- TASK:
Give an exact transcription of every line, dropping the images.

- MATERIAL:
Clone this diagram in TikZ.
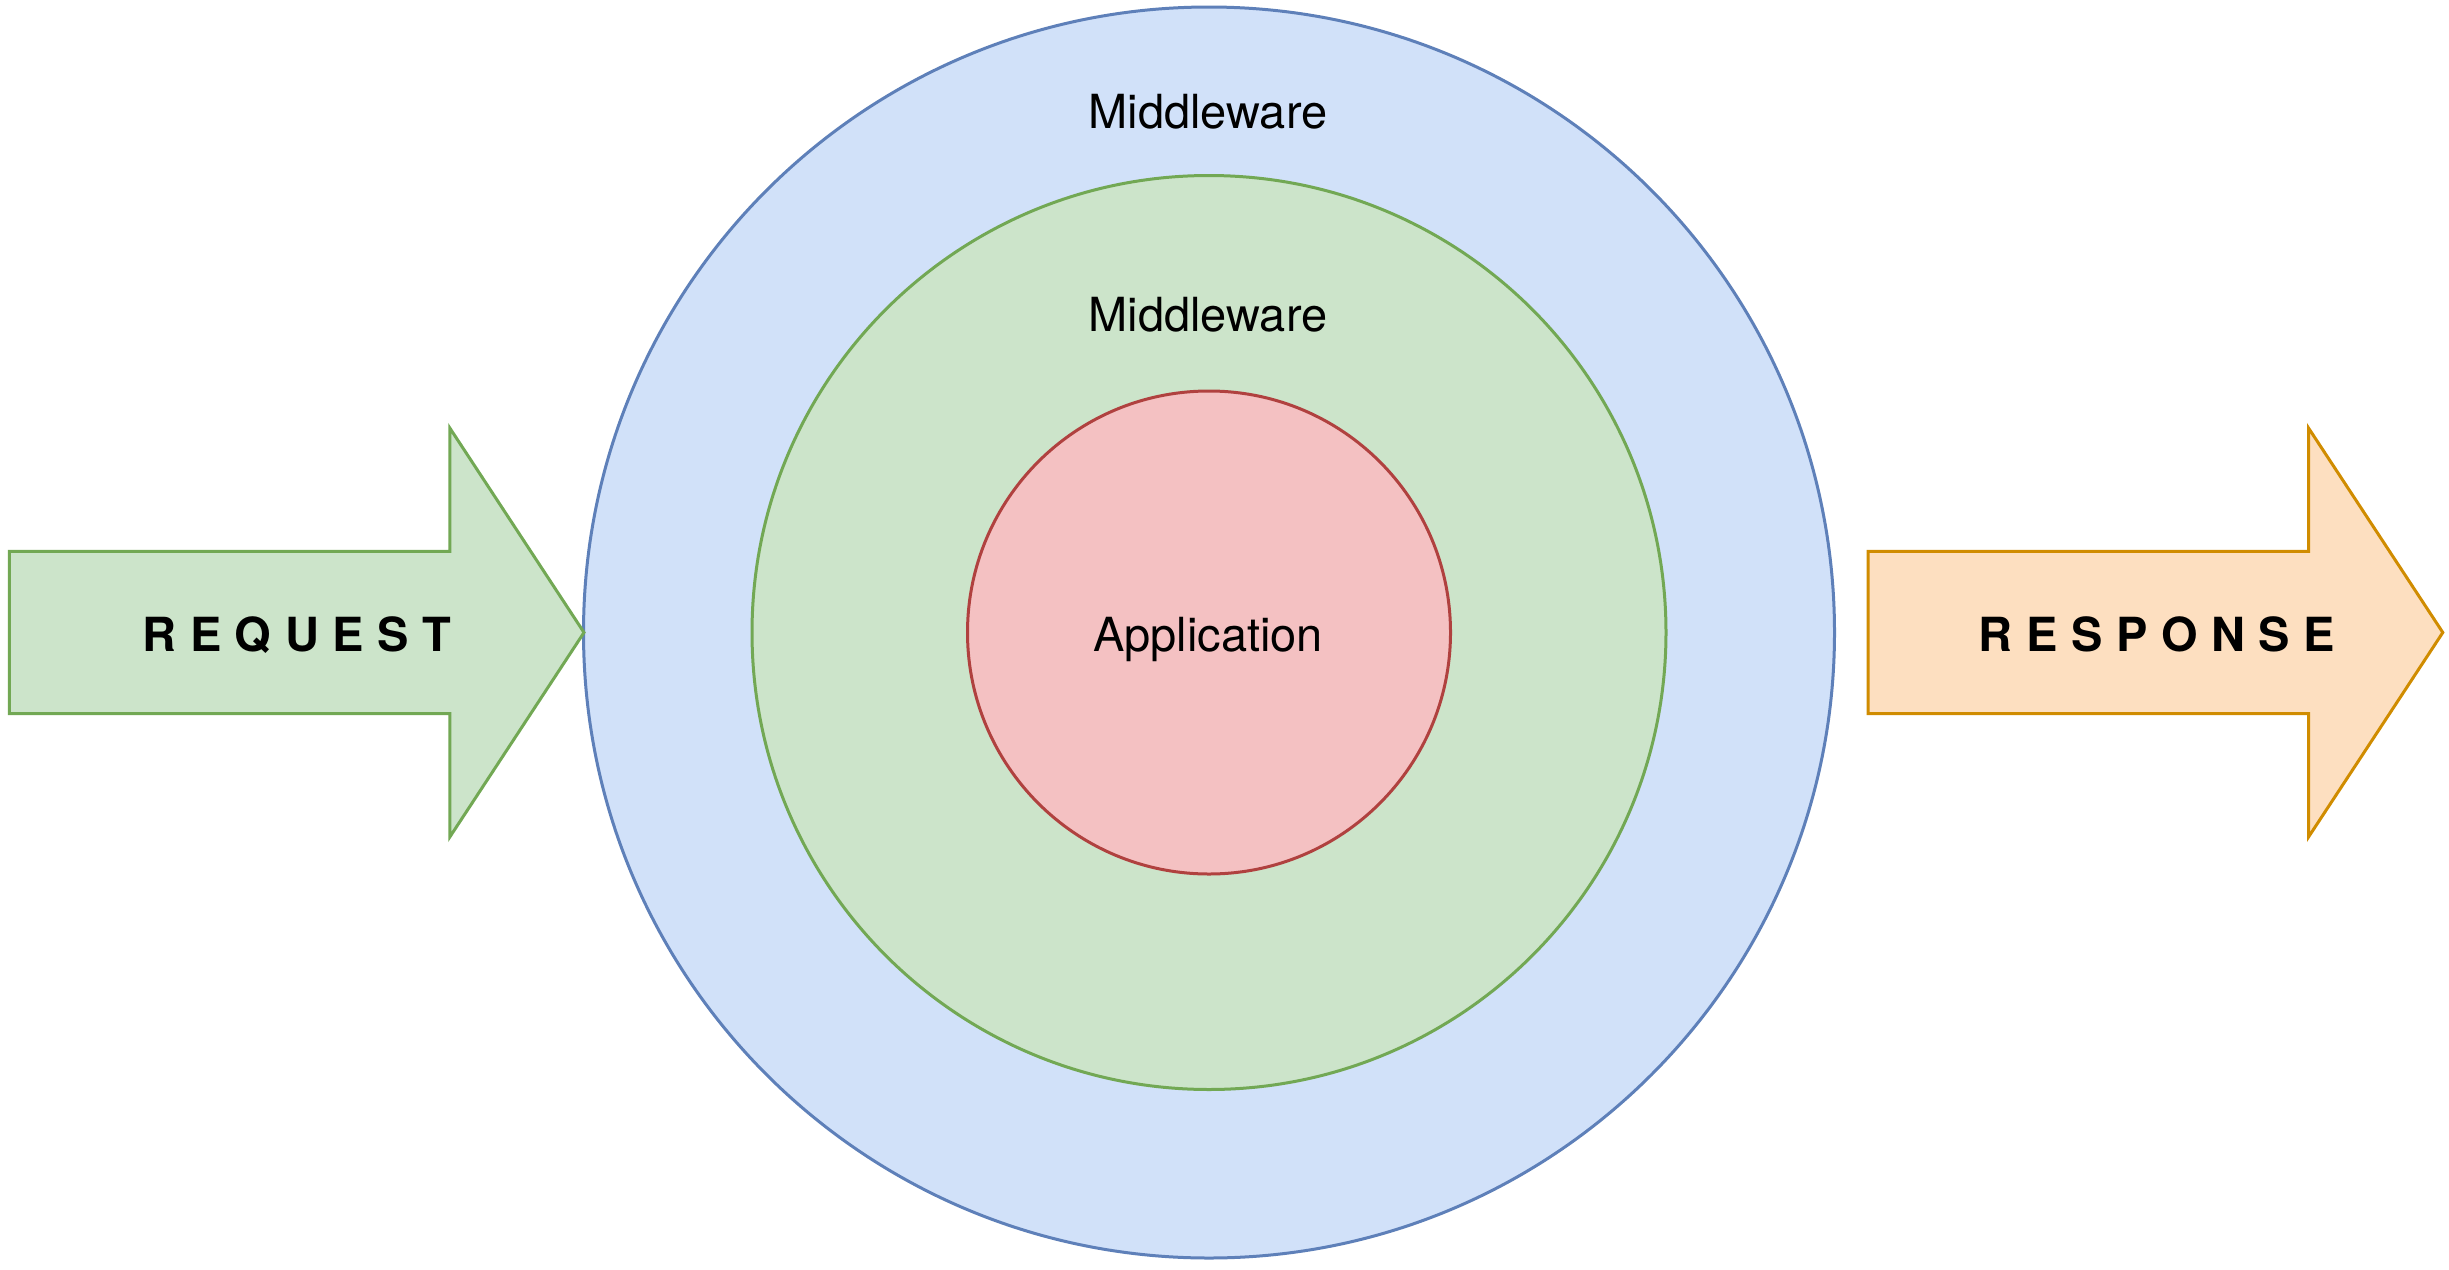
\documentclass[tikz,border=0pt]{standalone}
\usepackage{fontspec}
\setmainfont{TeX Gyre Heros}
\newfontfamily\spacedfont[LetterSpace=29]{TeX Gyre Heros}
\definecolor{bluefill}{HTML}{D1E1F9}
\definecolor{bluestroke}{HTML}{5E80B9}
\definecolor{greenfill}{HTML}{CCE4CA}
\definecolor{greenstroke}{HTML}{72A854}
\definecolor{redfill}{HTML}{F4C1C2}
\definecolor{redstroke}{HTML}{B0413F}
\definecolor{orangefill}{HTML}{FDDFC0}
\definecolor{orangestroke}{HTML}{D08C00}
\begin{document}
\begin{tikzpicture}[x=1pt,y=-1pt,
  ring/.style={circle, line width=3pt, inner sep=0pt, outer sep=0pt},
  lbl/.style={anchor=base, font=\fontsize{47}{56}\selectfont, text=black, inner sep=0pt},
  arrowlbl/.style={anchor=base, font=\fontsize{47}{56}\selectfont\spacedfont\bfseries, text=black, inner sep=0pt},
  bigarrow/.style={line width=3pt, line join=miter}
]
\useasboundingbox (0,0) rectangle (2449,1269);
\fill[white] (0,0) rectangle (2449,1269);

\node[ring, draw=bluestroke, fill=bluefill, minimum size=1251pt] (outer) at (1209,632.5) {};
\node[ring, draw=greenstroke, fill=greenfill, minimum size=914pt] (middle) at (1209,632.5) {};
\node[ring, draw=redstroke, fill=redfill, minimum size=483pt] (app) at (1209,632.5) {};

\node[lbl] (mwouter) at (1208,128.3) {Middleware};
\node[lbl] (mwinner) at (1208,331.7) {Middleware};
\node[lbl] (applbl) at (1208,651.7) {Application};

\draw[bigarrow, draw=greenstroke, fill=greenfill]
  (9.4,551.3) -- (449.8,551.3) -- (449.8,428) -- (584,632.5) -- (449.8,837)
  -- (449.8,713.7) -- (9.4,713.7) -- cycle;
\draw[bigarrow, draw=orangestroke, fill=orangefill]
  (1868,551.3) -- (2308.5,551.3) -- (2308.5,428) -- (2442.8,632.5) -- (2308.5,837)
  -- (2308.5,713.7) -- (1868,713.7) -- cycle;

\node[arrowlbl] (req) at (290,651.5) {REQUEST\kern-0.29em};
\node[arrowlbl] (resp) at (2150,651.5) {RESPONSE\kern-0.29em};
\end{tikzpicture}
\end{document}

- CORRECT ANSWER:
Clone this diagram in TikZ.
\documentclass[tikz,border=0pt]{standalone}
\usepackage{fontspec}
\setmainfont{TeX Gyre Heros}
\newfontfamily\spacedfont[LetterSpace=29]{TeX Gyre Heros}
\definecolor{bluefill}{HTML}{D1E1F9}
\definecolor{bluestroke}{HTML}{5E80B9}
\definecolor{greenfill}{HTML}{CCE4CA}
\definecolor{greenstroke}{HTML}{72A854}
\definecolor{redfill}{HTML}{F4C1C2}
\definecolor{redstroke}{HTML}{B0413F}
\definecolor{orangefill}{HTML}{FDDFC0}
\definecolor{orangestroke}{HTML}{D08C00}
\begin{document}
\begin{tikzpicture}[x=1pt,y=-1pt,
  ring/.style={circle, line width=3pt, inner sep=0pt, outer sep=0pt},
  lbl/.style={anchor=base, font=\fontsize{47}{56}\selectfont, text=black, inner sep=0pt},
  arrowlbl/.style={anchor=base, font=\fontsize{47}{56}\selectfont\spacedfont\bfseries, text=black, inner sep=0pt},
  bigarrow/.style={line width=3pt, line join=miter}
]
\useasboundingbox (0,0) rectangle (2449,1269);
\fill[white] (0,0) rectangle (2449,1269);

\node[ring, draw=bluestroke, fill=bluefill, minimum size=1251pt] (outer) at (1209,632.5) {};
\node[ring, draw=greenstroke, fill=greenfill, minimum size=914pt] (middle) at (1209,632.5) {};
\node[ring, draw=redstroke, fill=redfill, minimum size=483pt] (app) at (1209,632.5) {};

\node[lbl] (mwouter) at (1208,128.3) {Middleware};
\node[lbl] (mwinner) at (1208,331.7) {Middleware};
\node[lbl] (applbl) at (1208,651.7) {Application};

\draw[bigarrow, draw=greenstroke, fill=greenfill]
  (9.4,551.3) -- (449.8,551.3) -- (449.8,428) -- (584,632.5) -- (449.8,837)
  -- (449.8,713.7) -- (9.4,713.7) -- cycle;
\draw[bigarrow, draw=orangestroke, fill=orangefill]
  (1868,551.3) -- (2308.5,551.3) -- (2308.5,428) -- (2442.8,632.5) -- (2308.5,837)
  -- (2308.5,713.7) -- (1868,713.7) -- cycle;

\node[arrowlbl] (req) at (290,651.5) {REQUEST\kern-0.29em};
\node[arrowlbl] (resp) at (2150,651.5) {RESPONSE\kern-0.29em};
\end{tikzpicture}
\end{document}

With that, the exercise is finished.